Travmatik Yaşantılara Duyarlı Bir Okul İklimi Geliştirilmeli
Eğitim Fakültesi Öğretim Üyemiz Doç. Dr. Tuğba Bingöl ise psikolojik sağlamlılığın geliştirilmesi noktasına değinerek, “Okul, bireylerin psikolojik sağlamlığını artıran çevresel faktörler içinde oldukça önemli bir yere sahiptir. Özellikle psikolojik sağlamlığı geliştirme açısından okul yaşamı, bireylerin kendini oluşturma ve kişilerarası ilişkileri güçlendirerek sosyal destek sağlama gibi çok önemli işlevlere sahiptir. Bu işlevlerin sağlıklı bir şekilde yürütülmesine okul yöneticileri ve okul personeli ile birlikte öğretmenlerin sağladıkları katkı oldukça büyüktür. Aynı zamanda öğrenciler için çok önemli bir sosyal destek kaynağı olan öğretmenlerin risk altındaki öğrencilerin psikolojik sağlamlıklarını korunması ve geliştirmesinde önemli roller üstlendikleri bilinen gerçektir. Bu bakış açısıyla travmatik yaşantılara duyarlı bir okul iklimi geliştirmek ve öğretmenlerin özellikle travmatik yaşam olaylarından etkilenen öğrencilere sundukları sosyal desteğin niteliğini artırmak büyük önem arz etmektedir.” diye konuştu.
Travma Dilsizdir
Psikoloji Bölümünden Öğretim Üyemiz Prof. Dr. Haşim Ercan Özmen, travma yaşayan kişilerin hiç konuşmadıklarının altını çizdi. Özmen, psikolojik dayanıklılığı arttırmanın yollarını şöyle dile getirdi: “Öğrencilerimizle konuşmalıyız, onların duygularını ifade etmelerine fırsat vermeliyiz. Normal hayata dönmeleri için teşvik etmemiz gerekir. Bu süreçte uyku düzeni ve sosyal yaşam önemlidir. Gerekirse psikolojik destek almalarını sağlamalıyız.”

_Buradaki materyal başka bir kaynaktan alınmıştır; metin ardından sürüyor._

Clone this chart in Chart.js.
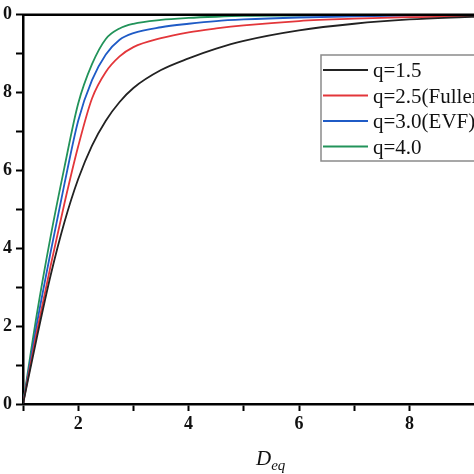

Öğrencilerinize Eşlik Edin
Psikoloji Bölümü Öğretim Üyemiz Prof. Dr. Ayşe Pınar Vural ise bu süreçte çocuklarda ve gençlerde olabilecek problemler hakkında bilgi verdi. Medya aracılığıyla depremi öğrenen ve takip eden kişilerde kaygı artışı, suçluluk, çaresizlik hissi, dikkati toplama zorluğu, uykuya dalma ve sürdürmede zorluk yaşandığını dile getiren Prof. Dr. Vural, bu süreçte yaşanabilecek sorunlara karşı alınabilecek önemleri anlattı. Prof. Dr. Vural, öğrencilere her zaman yanında olduğu hissettirilmesi gerektiğini söyleyerek öğrencilerle bağlantıda kalıp onlara eşlik edilmesinin son derece önemli olduğunu aktardı. Seminer, soru cevap kısmının ardından sona erdi.